The Death of GiantsMay 01, 2022 09:00AM ● By Linda Roller
For me, this story begins in May of 2021 as I was delivering Mountain Home magazines, heading north from Avis to Blackwell. By then, the leaves were out on all the trees along the road, and I was looking forward to a drive in a green vista. Any bare, brown spots would be a stand of ash trees, killed by the emerald ash borer, or hemlocks infested with wooly adelgid. It was possible I would see trees damaged by gypsy moths. But the brown trees I was seeing were white pine. And there were many with brown needles. By the next trip in June, the pine trees looked no better. Even stranger to me were the blank looks that I got from friends when I mentioned what I was seeing in the forest. Was no one else seeing this? Turns out that I was talking about it to the wrong people.
For Bill Laubscher, forester in the Bureau of Forestry’s Northern Division, which includes the Tiadaghton and Tioga State Forests, this story began in 2016, with a phone call asking District 16 to look at some white pine that was yellowing the first week of June. The Department of Conservation and Natural Resources has been monitoring the progress of white pine needle disease since then. What I was looking at was not the beginning of the disease, but the end. These were trees that had white pine needle damage in the crown and were not going to survive.
“It was unexpected to see it [the mortality] so soon,” explains Jill Rose, forest pathologist for DCNR. What looks like one disease is a combination of several pathogens that attack white pine. In addition to white pine needle disease, affected pine stands are weakened by caliciopsis canker, a fungus that affects the trunk, white blister rust, and root rot. However, unlike what is killing the hemlock or ash, these diseases and pathogens are native and are normally found in the pine forest. But if they’re native and commonly found in stands of trees, why are the trees dying?
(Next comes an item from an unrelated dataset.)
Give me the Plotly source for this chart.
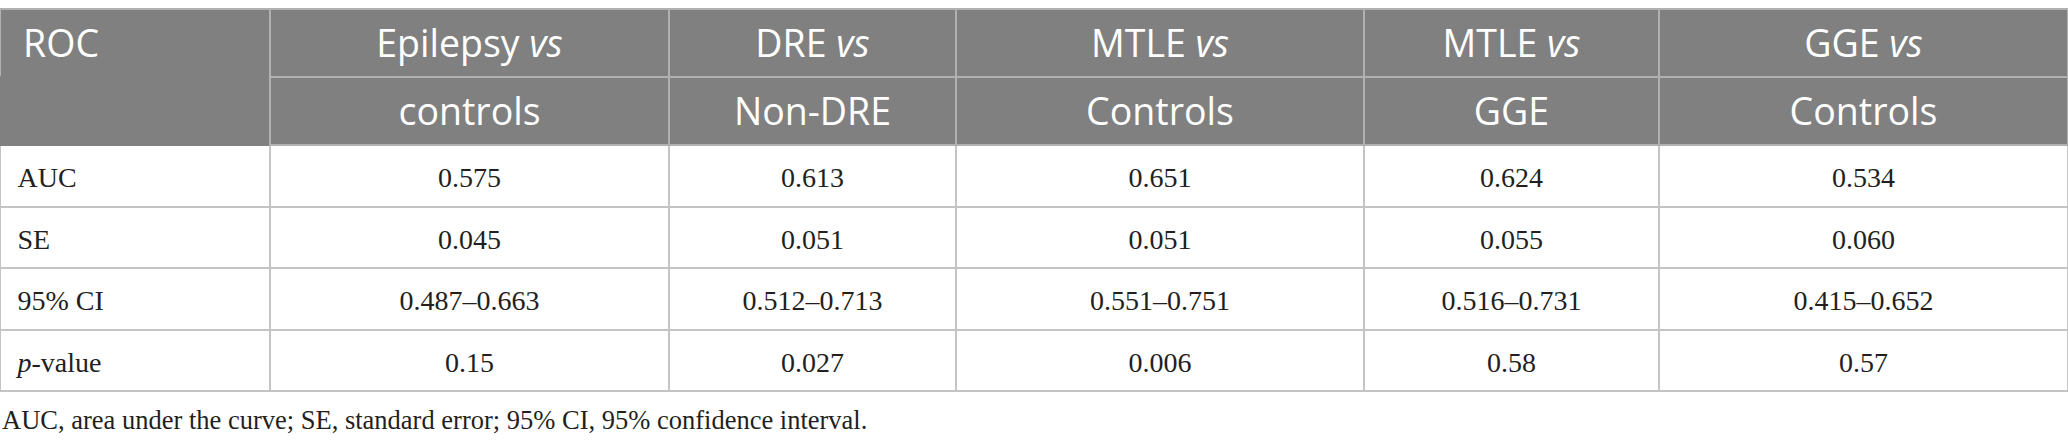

One of the factors that has changed recently is the climate. We have had a decade of wet springs.
“Odd patterns of moisture are hard on trees. Currently, there is a base level of stress for all trees,” Jill says, adding that the white pine decline is complex, but this change in recent weather is a large contributing factor. Although this cycle of disease has always been part of the white pine regeneration cycle—killing weaker, smaller trees and making room for stronger young trees—wet conditions, especially in the spring, have made these diseases much more widespread. Those conditions allow for a larger production of spores to be produced, and that’s when the damage happens. That damage we see in the trees now is the work of last year’s pathogens. The actual death doesn’t come from white pine needle disease, but from the caliciopsis canker and the root rot that can establish itself in a weakened tree.
“Caliciopsis canker is the nail in the coffin,” Jill notes.
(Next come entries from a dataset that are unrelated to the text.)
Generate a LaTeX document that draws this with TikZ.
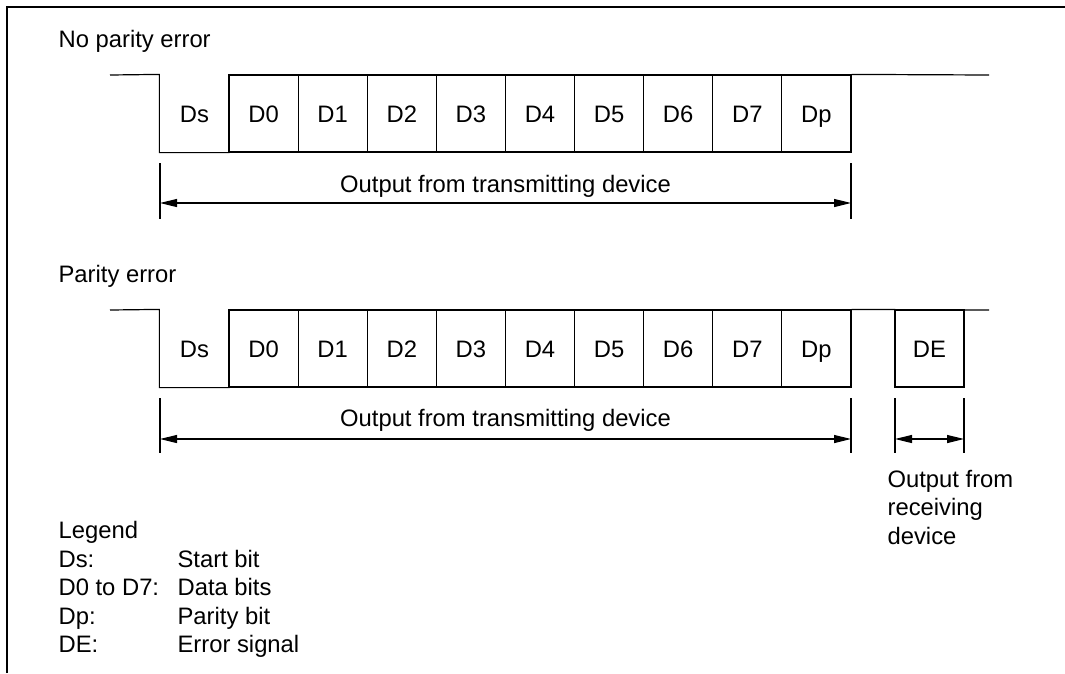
\documentclass[tikz,border=0pt]{standalone}
\usepackage{fontspec}
\setmainfont{Liberation Sans}
\usetikzlibrary{arrows.meta,positioning}
\tikzset{
  % Base styles
  timing base/.style={
    x=1pt, y=-1pt,
    line width=1.2pt,
    every node/.style={font=\fontsize{23.8}{28.5}\selectfont},
  },
  % Bit cells of the serial frame
  bit cell/.style={rectangle, draw, line width=1.2pt, minimum width=69.1pt, minimum height=77pt, inner sep=0pt, text height=17pt, text depth=0pt},
  bit label/.style={rectangle, minimum width=69.1pt, minimum height=77pt, inner sep=0pt, text height=17pt, text depth=0pt},
  % Frame lines and dimensions
  border line/.style={line width=2.4pt},
  dim tick/.style={line width=1.2pt},
  dim arrow/.style={{Triangle[length=17pt,width=8pt]}-{Triangle[length=17pt,width=8pt]}, line width=1.2pt},
  plain text/.style={anchor=base west, inner sep=0pt},
}

\begin{document}
\begin{tikzpicture}[timing base]
\useasboundingbox (0,0) rectangle (1065,673);

% Outer frame (top and left only)
\coordinate (frameBL) at (7,673);
\coordinate (frameTL) at (7,7);
\coordinate (frameTR) at (1065,7);
\draw[border line] (frameBL) -- (frameTL) -- (frameTR);

% --- No parity error ---
\node[plain text] (title1) at (58,47) {No parity error};
\node[bit label] (ds1) at (194.5,113.5) {Ds};
\foreach \lab [count=\i] in {D0,D1,D2,D3,D4,D5,D6,D7,Dp}
  \node[bit cell] (a\i) at ({194.5+69.1*\i},113.5) {\lab};

\coordinate (hi1L) at (110,75);
\coordinate (hi1R) at (989,75);
\draw (hi1L) -- (ds1.north west) -- (ds1.south west) -- (ds1.south east);
\draw (a9.north east) -- (hi1R);

% Transmit span
\coordinate (t1L) at (160,163);
\coordinate (t1R) at (851,163);
\draw[dim tick] (t1L) -- ++(0,56);
\draw[dim tick] (t1R) -- ++(0,56);
\coordinate (m1L) at (160,203);
\coordinate (m1R) at (851,203);
\draw[dim arrow] (m1L) -- (m1R);
\node[anchor=base, inner sep=0pt] (tx1) at (505.5,192) {Output from transmitting device};

% --- Parity error ---
\node[plain text] (title2) at (58,282.5) {Parity error};
\node[bit label] (ds2) at (194.5,348.5) {Ds};
\foreach \lab [count=\i] in {D0,D1,D2,D3,D4,D5,D6,D7,Dp}
  \node[bit cell] (b\i) at ({194.5+69.1*\i},348.5) {\lab};
\node[bit cell] (de) at (929.5,348.5) {DE};

\coordinate (hi2L) at (110,310);
\coordinate (hi2R) at (989,310);
\draw (hi2L) -- (ds2.north west) -- (ds2.south west) -- (ds2.south east);
\draw (b9.north east) -- (hi2R);

% Transmit span
\coordinate (t2L) at (160,398);
\coordinate (t2R) at (851,398);
\draw[dim tick] (t2L) -- ++(0,55);
\draw[dim tick] (t2R) -- ++(0,55);
\coordinate (m2L) at (160,439);
\coordinate (m2R) at (851,439);
\draw[dim arrow] (m2L) -- (m2R);
\node[anchor=base, inner sep=0pt] (tx2) at (505.5,426) {Output from transmitting device};

% Receive span
\coordinate (r2L) at (895,398);
\coordinate (r2R) at (964,398);
\draw[dim tick] (r2L) -- ++(0,55);
\draw[dim tick] (r2R) -- ++(0,55);
\coordinate (n2L) at (895,439);
\coordinate (n2R) at (964,439);
\draw[dim arrow] (n2L) -- (n2R);
\node[anchor=north west, align=left, inner sep=0pt] (rx2) at (887,469.5) {Output from\\receiving\\device};

% Legend
\node[plain text] (legend) at (58,538.5) {Legend};
\foreach \key/\desc/\y [count=\i] in {Ds:/Start bit/567, D0 to D7:/Data bits/595.5, Dp:/Parity bit/624, DE:/Error signal/652.5}{
  \node[plain text] (key\i) at (58,\y) {\key};
  \node[plain text] (desc\i) at (177,\y) {\desc};
}
\end{tikzpicture}
\end{document}
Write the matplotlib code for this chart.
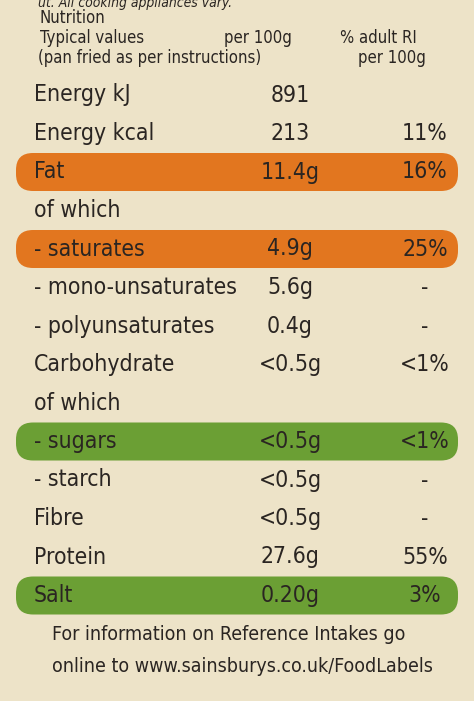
import matplotlib
matplotlib.use("Agg")
import matplotlib.pyplot as plt
from matplotlib.patches import FancyBboxPatch

# ====== data ======
labels = ["Energy kJ", "Energy kcal", "Fat", "of which", "- saturates",
          "- mono-unsaturates", "- polyunsaturates", "Carbohydrate", "of which",
          "- sugars", "- starch", "Fibre", "Protein", "Salt"]
per100 = ["891", "213", "11.4g", "", "4.9g", "5.6g", "0.4g", "<0.5g", "",
          "<0.5g", "<0.5g", "<0.5g", "27.6g", "0.20g"]
ri = ["", "11%", "16%", "", "25%", "-", "-", "<1%", "", "<1%", "-", "-", "55%", "3%"]
bands = ["", "", "orange", "", "orange", "", "", "", "", "green", "", "", "", "green"]
footer = ["For information on Reference Intakes go",
          "online to www.sainsburys.co.uk/FoodLabels"]

colors = {"orange": "#e2761f", "green": "#6b9f34"}
bg = "#ede3c8"
ink = "#2a2522"
font = ["DejaVu Sans"]
kw = dict(family=font, color=ink, va="center", fontstretch="condensed")

fig = plt.figure(figsize=(4.74, 7.01), dpi=100, facecolor=bg)
ax = fig.add_axes([0, 0, 1, 1])
ax.set_xlim(0, 474)
ax.set_ylim(701, 0)
ax.axis("off")

# header
ax.text(38, 3, "ut. All cooking appliances vary.", fontsize=10, style="italic", **kw)
ax.text(40, 18, "Nutrition", fontsize=12, **kw)
ax.text(40, 38, "Typical values", fontsize=12, **kw)
ax.text(258, 38, "per 100g", fontsize=12, ha="center", **kw)
ax.text(378, 38, "% adult RI", fontsize=12, ha="center", **kw)
ax.text(38, 58, "(pan fried as per instructions)", fontsize=12, **kw)
ax.text(392, 58, "per 100g", fontsize=12, ha="center", **kw)

y0, dy = 95, 38.5
for i, (lab, v, r, b) in enumerate(zip(labels, per100, ri, bands)):
    y = y0 + i * dy
    if b:
        ax.add_patch(FancyBboxPatch((16, y - 19), 442, 38,
                                    boxstyle="round,pad=0,rounding_size=17",
                                    fc=colors[b], ec="none"))
    ax.text(34, y, lab, fontsize=16.5, **kw)
    ax.text(290, y, v, fontsize=16.5, ha="center", **kw)
    ax.text(425, y, r, fontsize=16.5, ha="center", **kw)

for j, line in enumerate(footer):
    ax.text(52, 634 + j * 32, line, fontsize=14, **kw)

fig.savefig("out.png", dpi=100, facecolor=bg)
According to Sarah Johnson, forest health specialist in the Northern Division, “Root rot is an insidious killer, and hard to detect until it’s too late. The first deaths are in poor soil locations.”
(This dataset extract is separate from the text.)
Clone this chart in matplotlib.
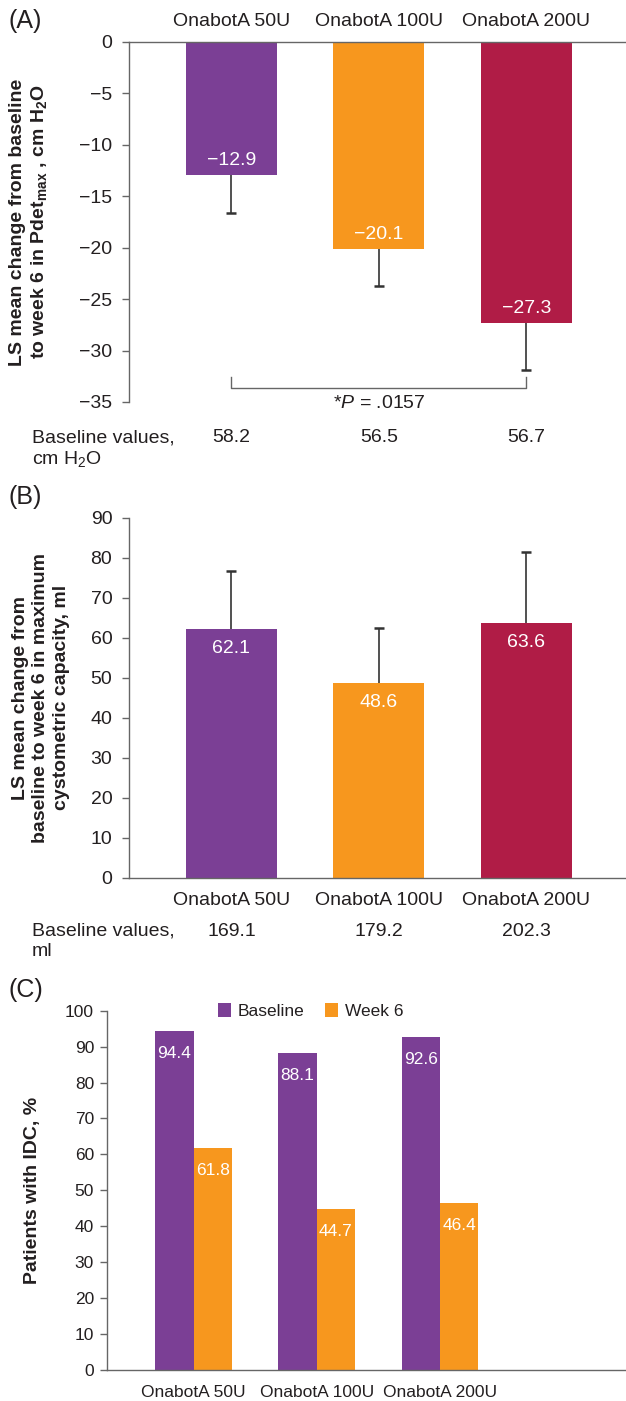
import matplotlib
matplotlib.use('Agg')
import matplotlib.pyplot as plt
import matplotlib.transforms as mtransforms

plt.rcParams['font.family'] = ['Liberation Sans', 'DejaVu Sans']
plt.rcParams['mathtext.fontset'] = 'custom'
plt.rcParams['mathtext.rm'] = 'Liberation Sans'
plt.rcParams['mathtext.it'] = 'Liberation Sans:italic'
plt.rcParams['mathtext.bf'] = 'Liberation Sans:bold'

# Data
doses = ['OnabotA 50U', 'OnabotA 100U', 'OnabotA 200U']
colors = ['#7B3F95', '#F7971E', '#B01C46']

pdet_change = [-12.9, -20.1, -27.3]
pdet_err = [3.7, 3.6, 4.6]
pdet_baseline = ['58.2', '56.5', '56.7']
p_value = '.0157'

mcc_change = [62.1, 48.6, 63.6]
mcc_err = [14.6, 13.9, 17.9]
mcc_baseline = ['169.1', '179.2', '202.3']

idc_baseline = [94.4, 88.1, 92.6]
idc_week6 = [61.8, 44.7, 46.4]

text_col = '#231F20'
spine_col = '#666666'
err_col = '#333333'

W, H = 626, 1401
fig = plt.figure(figsize=(W / 100, H / 100), dpi=100)


def fx(px):
    return px / W


def fy(py):
    return 1 - py / H


def style_axis(ax, size=14):
    for s in ax.spines.values():
        s.set_color(spine_col)
        s.set_linewidth(1.0)
    ax.tick_params(axis='y', colors=spine_col, labelcolor=text_col, labelsize=size,
                   length=5, width=1.0, pad=7)
    ax.tick_params(axis='x', length=0, labelcolor=text_col, labelsize=size)


x = list(range(3))
bw = 0.617

# ---------------- Panel A ----------------
axA = fig.add_axes([fx(129), fy(402), fx(626 - 129), 360 / H])
axA.bar(x, pdet_change, width=bw, color=colors, zorder=2)
lows = [v - e for v, e in zip(pdet_change, pdet_err)]
axA.vlines(x, pdet_change, lows, color=err_col, lw=1.2, zorder=1)
axA.plot(x, lows, ls='none', marker='_', ms=7, mew=1.8, color=err_col)
for xi, v in zip(x, pdet_change):
    axA.annotate(f'\u2212{abs(v):.1f}', (xi, v), xytext=(0, 10), textcoords='offset points',
                 ha='center', va='center', color='white', fontsize=14)
axA.set_ylim(-35, 0)
axA.set_xlim(-0.695, 2.675)
axA.set_yticks(range(-35, 1, 5))
axA.set_yticklabels([f'\u2212{abs(t)}' if t < 0 else str(t) for t in range(-35, 1, 5)])
axA.set_xticks(x)
axA.set_xticklabels(doses)
axA.xaxis.tick_top()
style_axis(axA)
axA.tick_params(axis='x', pad=9)
axA.spines['right'].set_visible(False)
axA.spines['bottom'].set_visible(False)
axA.set_ylabel('LS mean change from baseline\n'
               r'to week 6 in Pdet$_{\mathregular{max}}$ , cm H$_{\mathregular{2}}$O',
               fontsize=14, fontweight='bold', color=text_col, linespacing=1.25, va='center')
axA.yaxis.set_label_coords((29 - 129) / 497, 0.5)

# significance bracket
br_y, br_top = -33.6, -32.6
axA.plot([0, 0, 2, 2], [br_top, br_y, br_y, br_top], color=spine_col, lw=1.0, clip_on=False)
axA.text(1, -35.1, r'*$\mathit{P}$ = ' + p_value, ha='center', va='center',
         fontsize=14, color=text_col, clip_on=False)

tA = mtransforms.blended_transform_factory(axA.transData, fig.transFigure)
for xi, b in zip(x, pdet_baseline):
    fig.text(xi, fy(438), b, transform=tA, ha='center', va='center', fontsize=14, color=text_col)
fig.text(fx(32), fy(438), 'Baseline values,', ha='left', va='center', fontsize=14, color=text_col)
fig.text(fx(32), fy(459), r'cm H$_{\mathregular{2}}$O', ha='left', va='center', fontsize=14,
         color=text_col)
fig.text(fx(8), fy(21), '(A)', ha='left', va='center', fontsize=18, color=text_col)

# ---------------- Panel B ----------------
axB = fig.add_axes([fx(129), fy(877.7), fx(626 - 129), 360 / H])
axB.bar(x, mcc_change, width=bw, color=colors, zorder=2)
highs = [v + e for v, e in zip(mcc_change, mcc_err)]
axB.vlines(x, mcc_change, highs, color=err_col, lw=1.2, zorder=1)
axB.plot(x, highs, ls='none', marker='_', ms=7, mew=1.8, color=err_col)
for xi, v in zip(x, mcc_change):
    axB.annotate(f'{v:.1f}', (xi, v), xytext=(0, -14), textcoords='offset points',
                 ha='center', va='center', color='white', fontsize=14)
axB.set_ylim(0, 90)
axB.set_xlim(-0.695, 2.675)
axB.set_yticks(range(0, 91, 10))
axB.set_xticks(x)
axB.set_xticklabels(doses)
style_axis(axB)
axB.tick_params(axis='x', pad=10)
axB.spines['right'].set_visible(False)
axB.spines['top'].set_visible(False)
axB.set_ylabel('LS mean change from\nbaseline to week 6 in maximum\ncystometric capacity, ml',
               fontsize=14, fontweight='bold', color=text_col, linespacing=1.25, va='center')
axB.yaxis.set_label_coords((41 - 129) / 497, 0.5)

tB = mtransforms.blended_transform_factory(axB.transData, fig.transFigure)
for xi, b in zip(x, mcc_baseline):
    fig.text(xi, fy(931), b, transform=tB, ha='center', va='center', fontsize=14, color=text_col)
fig.text(fx(32), fy(931), 'Baseline values,', ha='left', va='center', fontsize=14, color=text_col)
fig.text(fx(32), fy(952), 'ml', ha='left', va='center', fontsize=14, color=text_col)
fig.text(fx(8), fy(497), '(B)', ha='left', va='center', fontsize=18, color=text_col)

# ---------------- Panel C ----------------
axC = fig.add_axes([fx(107.3), fy(1370), fx(626 - 107.3), 359.3 / H])
cw = 0.311
xb = [xi - cw / 2 for xi in x]
xw = [xi + cw / 2 for xi in x]
axC.bar(xb, idc_baseline, width=cw, color=colors[0], label='Baseline')
axC.bar(xw, idc_week6, width=cw, color=colors[1], label='Week 6')
for xi, v in list(zip(xb, idc_baseline)) + list(zip(xw, idc_week6)):
    axC.annotate(f'{v:.1f}', (xi, v), xytext=(0, -16), textcoords='offset points',
                 ha='center', va='center', color='white', fontsize=12.5)
axC.set_ylim(0, 100)
axC.set_xlim(-0.70, 3.51)
axC.set_yticks(range(0, 101, 10))
axC.set_xticks(x)
axC.set_xticklabels(doses)
style_axis(axC, size=12.5)
axC.tick_params(axis='y', pad=4.5)
axC.tick_params(axis='x', pad=11)
axC.spines['right'].set_visible(False)
axC.spines['top'].set_visible(False)
axC.set_ylabel('Patients with IDC, %', fontsize=14, fontweight='bold', color=text_col,
               va='center')
axC.yaxis.set_label_coords((33 - 107.3) / 518.7, 0.5)
leg = axC.legend(loc='center', bbox_to_anchor=((310.5 - 107.3) / 518.7, 1.0), ncol=2,
                 frameon=False, prop={'size': 12.5},
                 handlelength=0.75, handleheight=0.9, handletextpad=0.4, columnspacing=1.15)
for t in leg.get_texts():
    t.set_color(text_col)
fig.text(fx(8), fy(990), '(C)', ha='left', va='center', fontsize=18, color=text_col)

fig.savefig('out.png', dpi=100)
The disease is not widespread in all the Northern Division, but is concentrated in certain areas, one of those being the Pine Creek Valley. Bill explains why Pine Creek trees are prone to the diseases: “It’s a foggy microclimate.” In years when the spring is wet, the foggy valley is simply wetter, and the damp air is around the trees longer. That generates more spore activity and more disease. The dampness gives the disease the perfect conditions to get established in another host.
Most of the research on white pine needle disease comes from New England, where commercial pine lumbering has been affected by this death cycle. William Livingston, from the University of Maine, has done much of this research. The university has produced reports on the various pathogens that can contribute to the death of these trees, and an identification guide—Field Manual for Managing Eastern White Pine Health in New England—was published in June 2019, complete with photos of the various pathogens as they appear on the eastern white pine. There is a multi-state effort to both research and combat the disease.
The main approach to combat these diseases involves thinning the trees. This can be effective in a New England pine plantation, but Pennsylvania’s forests are different. The white pine in Penn’s Woods is not in a single species planted plantation but is part of a natural mixed forest. There are areas of heavy stands of white pine intermixed with hardwoods. These trees are not easy to reach. They are often on the sides of steep hills, not the flatter land of a woodlot where thinning is more possible. For foresters and DCNR, this is yet another change and challenge in the Pennsylvania forest that does not have a quick or easy solution.
For visitors to the forest for recreation and renewal, it is a sign of environmental strain and stress, as trees attempt to adapt to climate variation and change. Jill’s prediction from a recent seminar is that we can expect to see more deaths of mature trees this year as the cycle continues. That means more bare spots and brown needles on my trips through the Tioga and Tiadaghton State Forests. Again, wet and cool springs are ideal conditions for spread. Some of the literature about it makes it sound not too bad, but it has become a killer in our forests.